▸ Goal:
Every line of the material is to be quoted verbatim, minus the pictures.

Records with drawing code
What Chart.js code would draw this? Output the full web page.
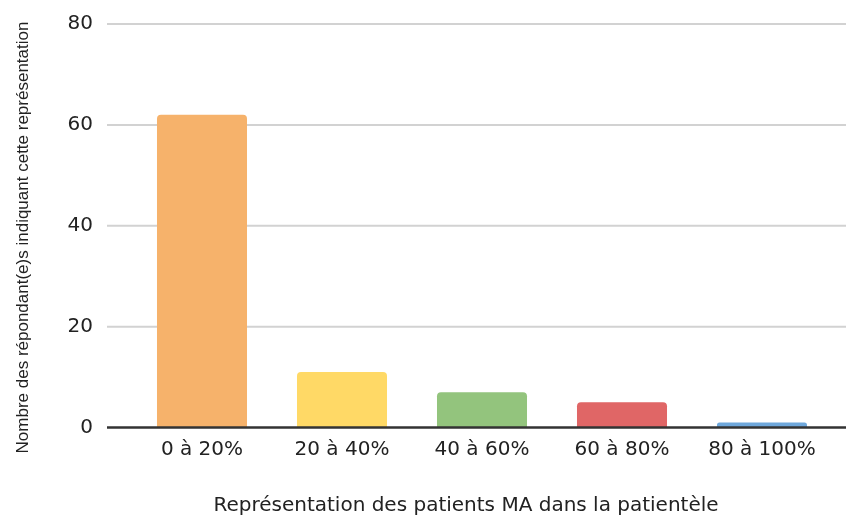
<!DOCTYPE html>
<html>
<head>
<meta charset="utf-8">
<script src="https://cdn.jsdelivr.net/npm/chart.js@4/dist/chart.umd.min.js"></script>
<style>
  html, body { margin: 0; padding: 0; background: #ffffff; }
  #wrap { width: 846px; height: 516px; }
</style>
</head>
<body>
<div id="wrap"><canvas id="chart" width="846" height="516"></canvas></div>
<script>
// Survey answers: share of MA patients in the practice, and number of respondents per band
const categories = ['0 à 20%', '20 à 40%', '40 à 60%', '60 à 80%', '80 à 100%'];
const respondents = [62, 11, 7, 5, 1];
const barColors = ['#F6B26B', '#FFD966', '#93C47D', '#E06666', '#6FA8DC'];
const yTickValues = [0, 20, 40, 60, 80];
const xAxisTitle = 'Représentation des patients MA dans la patientèle';
const yAxisTitle = 'Nombre des répondant(e)s indiquant cette représentation';

const TEXT = '#222222';

// Gridlines reach past the plot on both sides; the zero line sits on top of the bars;
// axis titles are placed by hand.
const framePlugin = {
  id: 'frame',
  beforeDatasetsDraw(chart) {
    const { ctx, chartArea } = chart;
    const y = chart.scales.y;
    ctx.save();
    ctx.strokeStyle = '#d2d2d2';
    ctx.lineWidth = 2;
    y.ticks.forEach(t => {
      if (t.value === 0) return;
      const py = y.getPixelForValue(t.value);
      ctx.beginPath();
      ctx.moveTo(chartArea.left - 25, py);
      ctx.lineTo(chart.width, py);
      ctx.stroke();
    });
    ctx.restore();
  },
  afterDatasetsDraw(chart) {
    const { ctx, chartArea } = chart;
    const y = chart.scales.y;
    const py = y.getPixelForValue(0);
    ctx.save();
    ctx.strokeStyle = '#333333';
    ctx.lineWidth = 2.5;
    ctx.beginPath();
    ctx.moveTo(chartArea.left - 25, py);
    ctx.lineTo(chart.width, py);
    ctx.stroke();
    ctx.restore();
  },
  afterDraw(chart) {
    const { ctx } = chart;
    ctx.save();
    ctx.fillStyle = TEXT;
    // x axis title
    ctx.font = '20px "DejaVu Sans"';
    ctx.textAlign = 'center';
    ctx.textBaseline = 'alphabetic';
    ctx.fillText(xAxisTitle, 466, 511);
    // y axis title, rotated
    ctx.translate(28, 237.5);
    ctx.rotate(-Math.PI / 2);
    ctx.font = '17px "Liberation Sans"';
    ctx.fillText(yAxisTitle, 0, 0);
    ctx.restore();
  }
};

new Chart(document.getElementById('chart'), {
  type: 'bar',
  data: {
    labels: categories,
    datasets: [{
      data: respondents,
      backgroundColor: barColors,
      borderWidth: 0,
      borderRadius: { topLeft: 4, topRight: 4, bottomLeft: 0, bottomRight: 0 },
      borderSkipped: 'start',
      categoryPercentage: 1,
      barPercentage: 0.643
    }]
  },
  options: {
    responsive: false,
    animation: false,
    devicePixelRatio: 1,
    layout: { padding: { top: 24, right: 14, left: 0, bottom: 0 } },
    plugins: {
      legend: { display: false },
      tooltip: { enabled: false },
      title: { display: false }
    },
    scales: {
      x: {
        grid: { display: false, drawTicks: false },
        border: { display: false },
        ticks: {
          color: TEXT,
          font: { family: 'DejaVu Sans', size: 20 },
          padding: 10,
          maxRotation: 0,
          autoSkip: false
        },
        afterFit(scale) { scale.height = 88.5; }
      },
      y: {
        min: 0,
        max: 80,
        grid: { display: false, drawTicks: false },
        border: { display: false },
        afterBuildTicks(scale) {
          scale.ticks = yTickValues.map(v => ({ value: v }));
        },
        ticks: {
          color: TEXT,
          font: { family: 'DejaVu Sans', size: 20 },
          padding: 39
        },
        afterFit(scale) {
          scale.width = 132;
          scale.paddingTop = 0;
          scale.paddingBottom = 0;
        }
      }
    }
  },
  plugins: [framePlugin]
});
</script>
</body>
</html>
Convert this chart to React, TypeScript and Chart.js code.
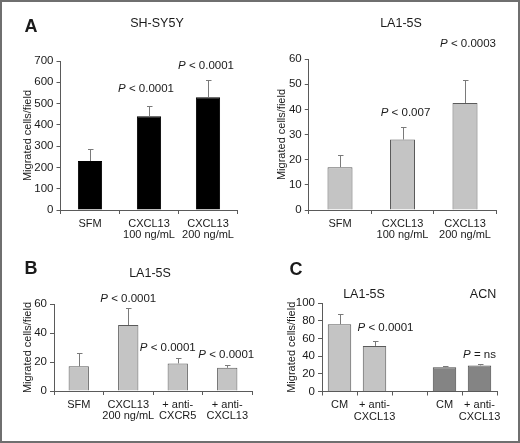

▸ The response:
What Chart.js code would draw this? Output the full web page.
<!DOCTYPE html>
<html>
<head>
<meta charset="utf-8">
<script src="https://cdn.jsdelivr.net/npm/chart.js@4/dist/chart.umd.min.js"></script>
<style>
  html, body { margin: 0; padding: 0; background: #ffffff; }
  #wrap { width: 846px; height: 516px; }
</style>
</head>
<body>
<div id="wrap"><canvas id="chart" width="846" height="516"></canvas></div>
<script>
// Survey answers: share of MA patients in the practice, and number of respondents per band
const categories = ['0 à 20%', '20 à 40%', '40 à 60%', '60 à 80%', '80 à 100%'];
const respondents = [62, 11, 7, 5, 1];
const barColors = ['#F6B26B', '#FFD966', '#93C47D', '#E06666', '#6FA8DC'];
const yTickValues = [0, 20, 40, 60, 80];
const xAxisTitle = 'Représentation des patients MA dans la patientèle';
const yAxisTitle = 'Nombre des répondant(e)s indiquant cette représentation';

const TEXT = '#222222';

// Gridlines reach past the plot on both sides; the zero line sits on top of the bars;
// axis titles are placed by hand.
const framePlugin = {
  id: 'frame',
  beforeDatasetsDraw(chart) {
    const { ctx, chartArea } = chart;
    const y = chart.scales.y;
    ctx.save();
    ctx.strokeStyle = '#d2d2d2';
    ctx.lineWidth = 2;
    y.ticks.forEach(t => {
      if (t.value === 0) return;
      const py = y.getPixelForValue(t.value);
      ctx.beginPath();
      ctx.moveTo(chartArea.left - 25, py);
      ctx.lineTo(chart.width, py);
      ctx.stroke();
    });
    ctx.restore();
  },
  afterDatasetsDraw(chart) {
    const { ctx, chartArea } = chart;
    const y = chart.scales.y;
    const py = y.getPixelForValue(0);
    ctx.save();
    ctx.strokeStyle = '#333333';
    ctx.lineWidth = 2.5;
    ctx.beginPath();
    ctx.moveTo(chartArea.left - 25, py);
    ctx.lineTo(chart.width, py);
    ctx.stroke();
    ctx.restore();
  },
  afterDraw(chart) {
    const { ctx } = chart;
    ctx.save();
    ctx.fillStyle = TEXT;
    // x axis title
    ctx.font = '20px "DejaVu Sans"';
    ctx.textAlign = 'center';
    ctx.textBaseline = 'alphabetic';
    ctx.fillText(xAxisTitle, 466, 511);
    // y axis title, rotated
    ctx.translate(28, 237.5);
    ctx.rotate(-Math.PI / 2);
    ctx.font = '17px "Liberation Sans"';
    ctx.fillText(yAxisTitle, 0, 0);
    ctx.restore();
  }
};

new Chart(document.getElementById('chart'), {
  type: 'bar',
  data: {
    labels: categories,
    datasets: [{
      data: respondents,
      backgroundColor: barColors,
      borderWidth: 0,
      borderRadius: { topLeft: 4, topRight: 4, bottomLeft: 0, bottomRight: 0 },
      borderSkipped: 'start',
      categoryPercentage: 1,
      barPercentage: 0.643
    }]
  },
  options: {
    responsive: false,
    animation: false,
    devicePixelRatio: 1,
    layout: { padding: { top: 24, right: 14, left: 0, bottom: 0 } },
    plugins: {
      legend: { display: false },
      tooltip: { enabled: false },
      title: { display: false }
    },
    scales: {
      x: {
        grid: { display: false, drawTicks: false },
        border: { display: false },
        ticks: {
          color: TEXT,
          font: { family: 'DejaVu Sans', size: 20 },
          padding: 10,
          maxRotation: 0,
          autoSkip: false
        },
        afterFit(scale) { scale.height = 88.5; }
      },
      y: {
        min: 0,
        max: 80,
        grid: { display: false, drawTicks: false },
        border: { display: false },
        afterBuildTicks(scale) {
          scale.ticks = yTickValues.map(v => ({ value: v }));
        },
        ticks: {
          color: TEXT,
          font: { family: 'DejaVu Sans', size: 20 },
          padding: 39
        },
        afterFit(scale) {
          scale.width = 132;
          scale.paddingTop = 0;
          scale.paddingBottom = 0;
        }
      }
    }
  },
  plugins: [framePlugin]
});
</script>
</body>
</html>
Convert this chart to React, TypeScript and Chart.js code.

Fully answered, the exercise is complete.